The Long Road to Full Exoneration

The 1711 act, for all its significance, left work undone. It reversed the attainders of 22 people, but others convicted or accused during the crisis were not named. Closing that gap took centuries. In 1957, the Massachusetts General Court adopted a resolution exonerating “one Ann Pudeator and certain other persons,” using language that was oddly vague for an official act of justice. In 2001, the legislature passed a follow-up act that replaced “certain other persons” with five specific names: Bridget Bishop, Susannah Martin, Alice Parker, Margaret Scott, and Wilmot Redd.

Even after the 2001 act, one name was still missing. Elizabeth Johnson Jr., a young woman from Andover who had been convicted and sentenced to hang in early 1693, was never executed because Governor Phips halted the proceedings first. But her conviction was never formally reversed either. In 2022, after a class of eighth-grade students from North Andover Middle School researched her case and petitioned the state legislature, Massachusetts finally exonerated Johnson. The provision was tucked into the state budget and signed by Governor Charlie Baker, making Johnson the last person convicted in the Salem witch trials to have her name officially cleared, 329 years after the fact.

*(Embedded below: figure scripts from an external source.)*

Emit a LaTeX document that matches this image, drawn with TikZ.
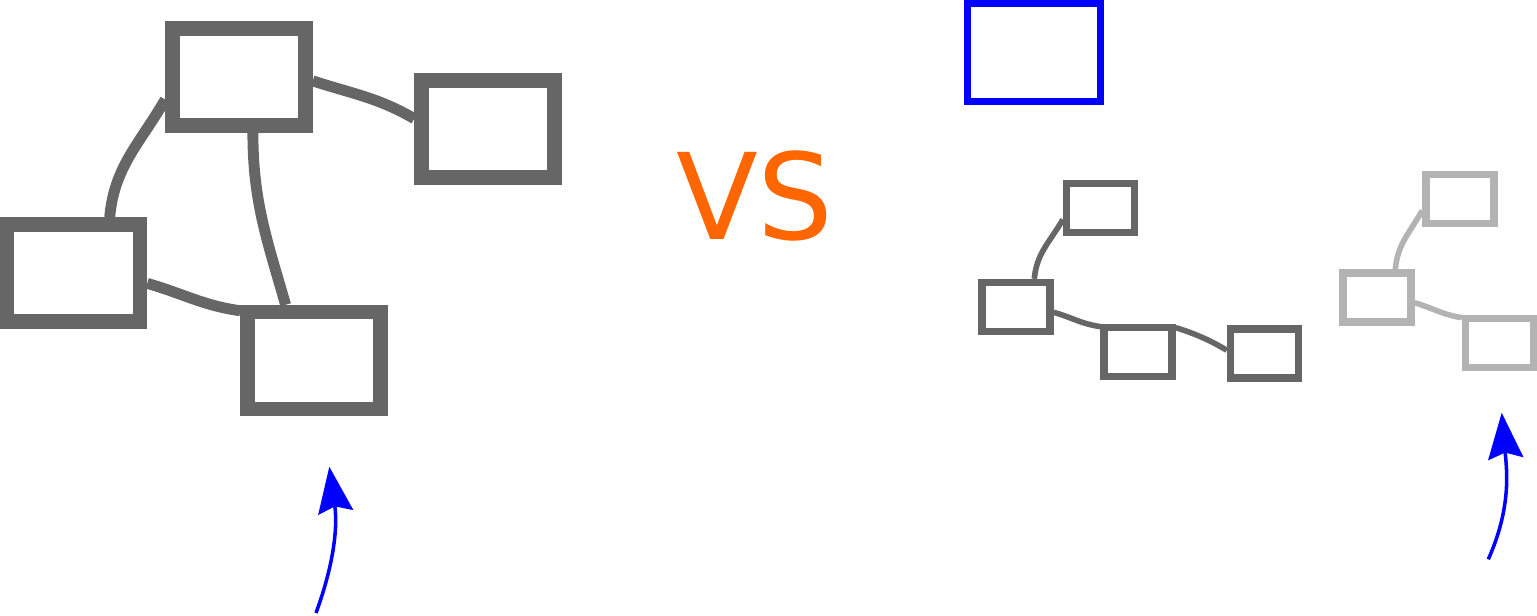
\documentclass[tikz,border=0pt]{standalone}
\usepackage{xcolor}
\usepackage{fontspec}
\usepackage{tikz}
\usetikzlibrary{arrows.meta}

\newfontfamily\vsfont{DejaVu Sans}
\definecolor{nodegrey}{HTML}{666666}
\definecolor{fadedgrey}{HTML}{B3B3B3}
\definecolor{vsorange}{HTML}{FF6600}

\tikzset{
    bigbox/.style={draw=nodegrey, line width=4.1pt, minimum width=1.33cm, minimum height=0.97cm, inner sep=0pt},
    smallbox/.style={draw=nodegrey, line width=2.07pt, minimum width=0.68cm, minimum height=0.49cm, inner sep=0pt},
    fadedbox/.style={smallbox, draw=fadedgrey},
    bluebox/.style={draw=blue, line width=2pt, minimum width=1.32cm, minimum height=0.98cm, inner sep=0pt},
    bigedge/.style={draw=nodegrey, line width=3.1pt},
    smalledge/.style={draw=nodegrey, line width=1.6pt},
    fadededge/.style={smalledge, draw=fadedgrey},
    pointer/.style={draw=blue, line width=1pt, -{Stealth[length=4.6mm, width=3.5mm, inset=0.6mm]}},
    vslabel/.style={text=vsorange, inner sep=0pt, font=\vsfont\fontsize{34}{40}\selectfont}
}

\begin{document}
\begin{tikzpicture}[x=0.01cm, y=0.01cm]
        \useasboundingbox (0, 0) rectangle (1537, -615);

        % Big graph
        \node[bigbox] (A) at (239, -77) {};
        \node[bigbox] (B) at (488, -129) {};
        \node[bigbox] (C) at (73.5, -273) {};
        \node[bigbox] (D) at (314, -360.5) {};
        \draw[bigedge] (C.57) to[out=85, in=240] (A.197);
        \draw[bigedge] (A.-3) to[out=-18, in=150] (B.172);
        \draw[bigedge] (A.284) to[out=-90, in=106] (D.117);
        \draw[bigedge] (C.-8) to[out=-16, in=172] (D.146);
        \coordinate (lefttail) at (316, -613);
        \coordinate (lefttip) at (329.3, -466.7);
        \draw[pointer] (lefttail) to[out=70, in=-82] (lefttip);

        % VS
        \node[vslabel] (vs) at (755, -195.5) {VS};

        % Blue box
        \node[bluebox] (target) at (1034, -52.5) {};

        % Small graph
        \node[smallbox] (E) at (1100.5, -208) {};
        \node[smallbox] (F) at (1016, -307) {};
        \node[smallbox] (G) at (1138, -352) {};
        \node[smallbox] (H) at (1264.5, -353.5) {};
        \draw[smalledge] (F.57) to[out=85, in=240] (E.197);
        \draw[smalledge] (F.-8) to[out=-16, in=172] (G.146);
        \draw[smalledge] (G.33) to[out=-18, in=150] (H.175);

        % Faded graph
        \node[fadedbox] (I) at (1460, -199) {};
        \node[fadedbox] (J) at (1377, -297.5) {};
        \node[fadedbox] (K) at (1499.5, -343) {};
        \draw[fadededge] (J.57) to[out=85, in=240] (I.197);
        \draw[fadededge] (J.-8) to[out=-16, in=172] (K.146);
        \coordinate (righttail) at (1488.3, -559.3);
        \coordinate (righttip) at (1501.7, -412.7);
        \draw[pointer] (righttail) to[out=66, in=-85] (righttip);
    \end{tikzpicture}
\end{document}
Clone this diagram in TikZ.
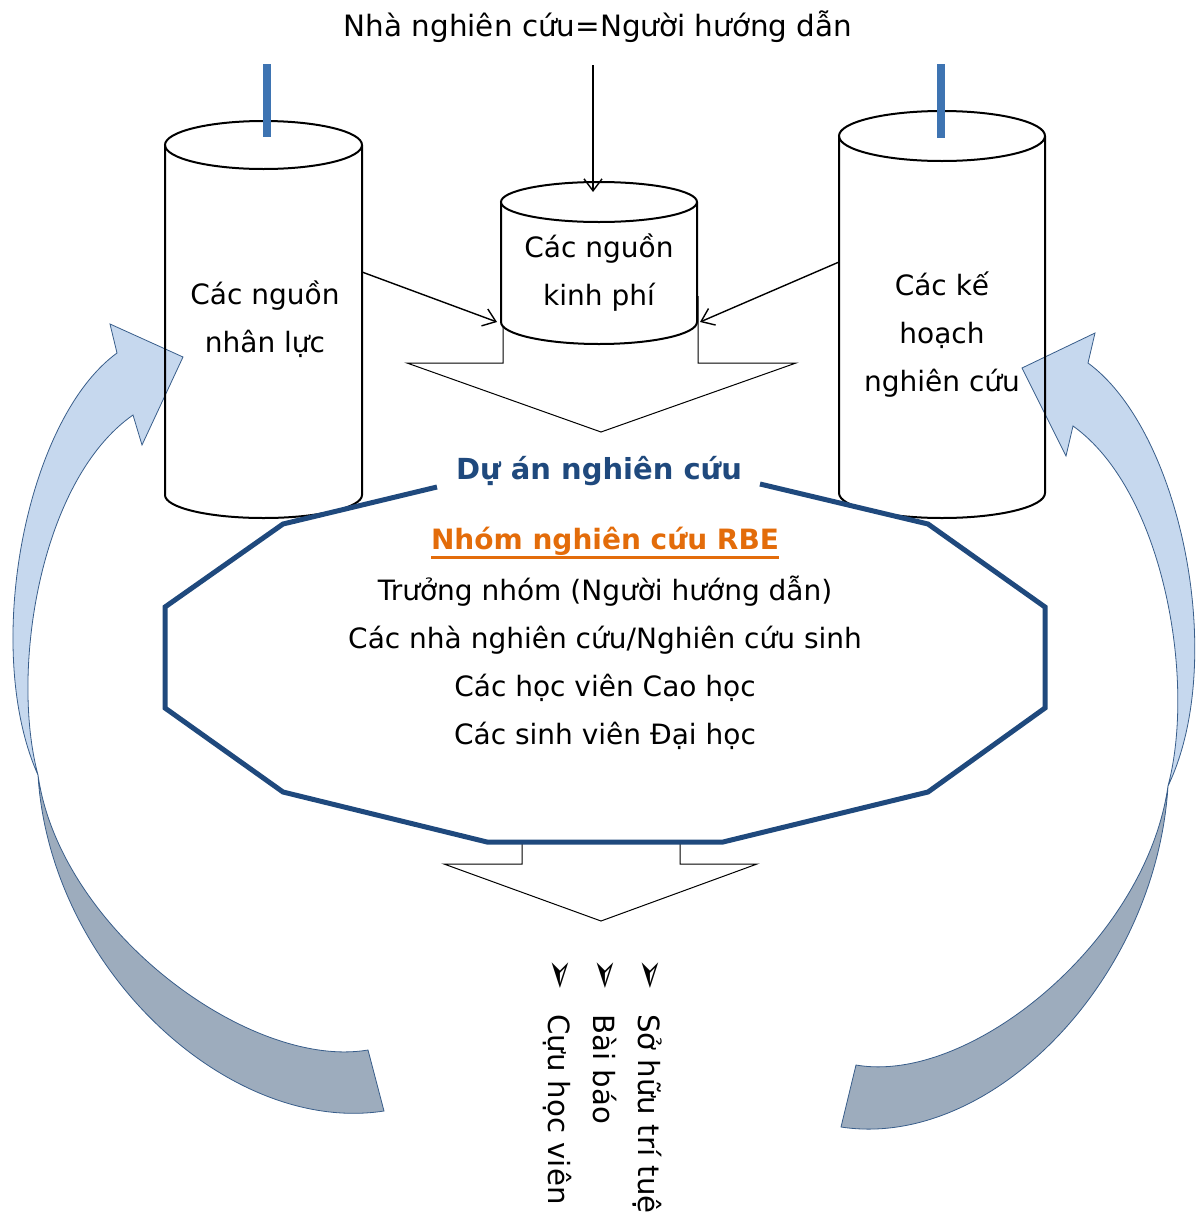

That a group of middle-schoolers had to finish what the colonial government started in 1711 says something about how slowly institutions correct their worst mistakes. The Salem witch trials remain one of the most studied episodes in American legal history not because the legal principles are complicated, but because the consequences of abandoning them were so catastrophic and so thoroughly documented. Every procedural safeguard the trials lacked eventually became a right Americans take for granted.